During a live radio program on one of the stations in Kaduna some a little over a week ago, the guest, a famer and a public commentator by the name of Shadrach Madlion, while making a passing comment on the insecurity in the country made an interesting analogy. He said if any ordinary poultry farmer with a thousand birds in his pen loses thirty of them by any means, such a farmer would panic and would run from pillar to post until he gets to the root of the problem and solves it before he would rest. One therefore asks the question: is a Nigerian life worth a chicken?!
People are killed every day and they end up only constituting mere numbers; as if they do not have any identity. Every human person has a right to an identity and, whatever the circumstance, such a person must never be divested of his or her identity. If one goes to the Federal government of Nigeria today and decides that they should be furnished with the list of persons that were murdered in Katsina state or the southern part of Kaduna state almost a fortnight ago, one is certain that no such records exist. Even the affected Local Government Councils cannot be confidently said to possess such records. But it is little things like this that form the kernel of any serious minded government and society. It is such efforts that give people a sense that their government knows about them and cares about what is going on with them. On every 11th day of September, one sees how the United States government reads out the names of the slain victims of the terrorist attacks on that day in 2001, with a firm determination never to let a repeat of that dastardly act, and one feels a kind of longing to belong to such a society. Little wonder, most Americans, of whatever extraction, are ready to lay down their lives for their country.

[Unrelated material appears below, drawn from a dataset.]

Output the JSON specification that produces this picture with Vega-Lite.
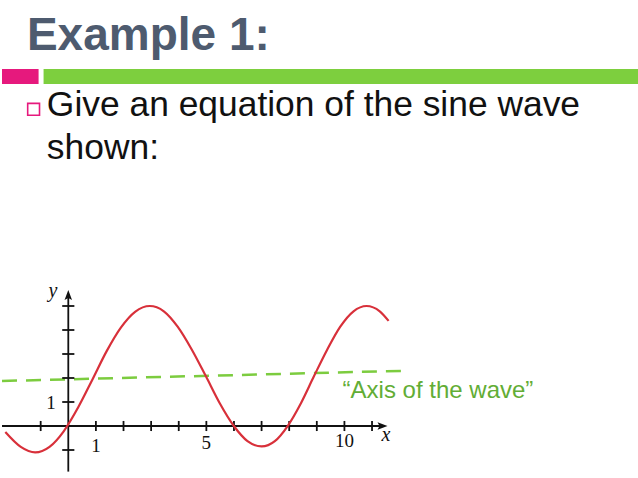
{
  "$schema": "https://vega.github.io/schema/vega-lite/v6.json",
  "width": 638,
  "height": 478,
  "autosize": {"type": "fit", "contains": "padding"},
  "padding": 0,
  "background": "white",
  "config": {"view": {"stroke": null}, "font": "Liberation Sans"},
  "encoding": {
    "x": {"field": "x", "type": "quantitative", "scale": {"domain": [-2.4007, 20.632], "nice": false, "zero": false}, "axis": null},
    "y": {"field": "y", "type": "quantitative", "scale": {"domain": [-2.1667, 17.75], "nice": false, "zero": false}, "axis": null}
  },
  "layer": [
    {
      "data": {"values": [{"x": -2.4007, "x2": -1.0758, "y": 14.875, "y2": 14.25}]},
      "mark": {"type": "rect", "color": "#e6197d"},
      "encoding": {"x2": {"field": "x2"}, "y2": {"field": "y2"}}
    },
    {
      "data": {"values": [{"x": -0.8953, "x2": 20.632, "y": 14.875, "y2": 14.25}]},
      "mark": {"type": "rect", "color": "#7dcf3e"},
      "encoding": {"x2": {"field": "x2"}, "y2": {"field": "y2"}}
    },
    {
      "data": {"values": [{"x": -1.4982, "y": 15.667, "text": "Example 1:"}]},
      "mark": {"type": "text", "align": "left", "baseline": "alphabetic", "fontSize": 46, "fontWeight": "bold", "color": "#4e5b6f"},
      "encoding": {"text": {"field": "text"}}
    },
    {
      "data": {"values": [{"x": -1.2563, "y": 13.196}]},
      "mark": {"type": "point", "shape": "square", "size": 140, "filled": false, "stroke": "#e6197d", "strokeWidth": 1.6, "opacity": 1}
    },
    {
      "data": {"values": [
        {"x": -0.7762, "y": 12.917, "text": "Give an equation of the sine wave"},
        {"x": -0.7762, "y": 11.125, "text": "shown:"}
      ]},
      "mark": {"type": "text", "align": "left", "baseline": "alphabetic", "fontSize": 35.4, "color": "#111111"},
      "encoding": {"text": {"field": "text"}}
    },
    {
      "data": {"values": [{"x": -2.4, "y": 1.875, "x2": 12.16, "y2": 2.3}]},
      "mark": {"type": "rule", "color": "#7ccc3f", "strokeWidth": 2.5, "strokeDash": [15, 9]},
      "encoding": {"x2": {"field": "x2"}, "y2": {"field": "y2"}}
    },
    {
      "data": {"values": [{"x": 9.935, "y": 1.154, "text": "\u201cAxis of the wave\u201d"}]},
      "mark": {"type": "text", "align": "left", "baseline": "alphabetic", "fontSize": 24, "color": "#62ad35"},
      "encoding": {"text": {"field": "text"}}
    },
    {
      "data": {"values": [
        {"x": 0, "y": -1.9, "x2": 0, "y2": 5.4},
        {"x": -2.4, "y": 0, "x2": 11.3, "y2": 0},
        {"x": -1, "y": -0.21, "x2": -1, "y2": 0.21},
        {"x": 1, "y": -0.21, "x2": 1, "y2": 0.21},
        {"x": 2, "y": -0.21, "x2": 2, "y2": 0.21},
        {"x": 3, "y": -0.21, "x2": 3, "y2": 0.21},
        {"x": 4, "y": -0.21, "x2": 4, "y2": 0.21},
        {"x": 5, "y": -0.21, "x2": 5, "y2": 0.21},
        {"x": 6, "y": -0.21, "x2": 6, "y2": 0.21},
        {"x": 7, "y": -0.21, "x2": 7, "y2": 0.21},
        {"x": 8, "y": -0.21, "x2": 8, "y2": 0.21},
        {"x": 9, "y": -0.21, "x2": 9, "y2": 0.21},
        {"x": 10, "y": -0.21, "x2": 10, "y2": 0.21},
        {"x": 11, "y": -0.21, "x2": 11, "y2": 0.21},
        {"x": -0.22, "y": -1, "x2": 0.22, "y2": -1},
        {"x": -0.22, "y": 1, "x2": 0.22, "y2": 1},
        {"x": -0.22, "y": 2, "x2": 0.22, "y2": 2},
        {"x": -0.22, "y": 3, "x2": 0.22, "y2": 3},
        {"x": -0.22, "y": 4, "x2": 0.22, "y2": 4},
        {"x": -0.22, "y": 5, "x2": 0.22, "y2": 5}
      ]},
      "mark": {"type": "rule", "color": "#111111", "strokeWidth": 1.8},
      "encoding": {"x2": {"field": "x2"}, "y2": {"field": "y2"}}
    },
    {
      "data": {"values": [{"x": 0, "y": 5.458}]},
      "mark": {"type": "point", "shape": "M0,-1L0.75,1L0,0.6L-0.75,1Z", "size": 100, "filled": true, "color": "#111111", "opacity": 1}
    },
    {
      "data": {"values": [{"x": 11.38, "y": 0}]},
      "mark": {"type": "point", "shape": "M1,0L-1,-0.75L-0.6,0L-1,0.75Z", "size": 100, "filled": true, "color": "#111111", "opacity": 1}
    },
    {
      "data": {"values": [
        {"x": 1, "y": -1.08, "text": "1"},
        {"x": 5, "y": -0.96, "text": "5"},
        {"x": 10, "y": -0.88, "text": "10"}
      ]},
      "mark": {"type": "text", "align": "center", "baseline": "alphabetic", "fontSize": 19, "font": "Liberation Serif", "color": "#111111"},
      "encoding": {"text": {"field": "text"}}
    },
    {
      "data": {"values": [{"x": -0.45, "y": 0.96, "text": "1"}]},
      "mark": {"type": "text", "align": "right", "baseline": "middle", "fontSize": 19, "font": "Liberation Serif", "color": "#111111"},
      "encoding": {"text": {"field": "text"}}
    },
    {
      "data": {"values": [
        {"x": -0.56, "y": 5.375, "text": "y"},
        {"x": 11.5, "y": -0.62, "text": "x"}
      ]},
      "mark": {"type": "text", "align": "center", "baseline": "alphabetic", "fontSize": 20, "font": "Liberation Serif", "fontStyle": "italic", "color": "#111111"},
      "encoding": {"text": {"field": "text"}}
    },
    {
      "data": {"values": [
        {"x": -2.28, "y": -0.25},
        {"x": -1.72, "y": -0.87},
        {"x": -1.2, "y": -1.1},
        {"x": -0.68, "y": -0.87},
        {"x": -0.16, "y": -0.21},
        {"x": 0.36, "y": 0.78},
        {"x": 0.88, "y": 1.95},
        {"x": 1.39, "y": 3.12},
        {"x": 1.91, "y": 4.11},
        {"x": 2.43, "y": 4.77},
        {"x": 2.95, "y": 5.0},
        {"x": 3.46, "y": 4.78},
        {"x": 3.96, "y": 4.14},
        {"x": 4.47, "y": 3.19},
        {"x": 4.98, "y": 2.08},
        {"x": 5.48, "y": 0.96},
        {"x": 5.99, "y": 0.01},
        {"x": 6.49, "y": -0.63},
        {"x": 7.0, "y": -0.85},
        {"x": 7.48, "y": -0.63},
        {"x": 7.95, "y": 0.01},
        {"x": 8.43, "y": 0.96},
        {"x": 8.9, "y": 2.08},
        {"x": 9.38, "y": 3.19},
        {"x": 9.85, "y": 4.14},
        {"x": 10.33, "y": 4.78},
        {"x": 10.8, "y": 5.0},
        {"x": 11.28, "y": 4.78},
        {"x": 11.6, "y": 4.38}
      ]},
      "mark": {"type": "line", "color": "#d8303a", "strokeWidth": 2.2, "interpolate": "monotone"},
      "encoding": {"order": {"field": "x", "type": "quantitative"}}
    }
  ]
}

With the manner in which the Nigerian reality is handled by the Nigerian government, one wonders if the government infact appreciates the problem at hand. Indeed a friend, only last week, was sharing with me his worries having just come back from the Maiduguri axis on an academic field trip in the earlier week. He lamented the situation on ground and doubted if the Nigerian government really sees it for what it is. Upon hearing that, I, in turn, wondered that if there is doubt as to the State’s appreciation of the Boko Haram insurgency, then is there any hope that it sees the raging storm of the herdsmen for what it really is? From Katsina to Kaduna, Zamfara to Tarraba, Kebbi to Benue and all over the place, communities under this onslaught have all seemed to have been left to their fate. What that simply means is “to your tents O Israel”!
No matter what the FG believes it is doing, people, as in Katsina, were unabatedly killed in their numbers in broad daylight; people, as in Southern Kaduna where the military have molested locals in the name of security, are being slaughtered continually: some of the operation lasting through the whole night without intervention from the same military. These peoples do not see the government’s efforts on the ground, not even the least, being the mention of their slain loved ones.
The problem is that it will take a man with a gun to defend himself from another with a gun. Is that what the Nigerian state wants of her citizens?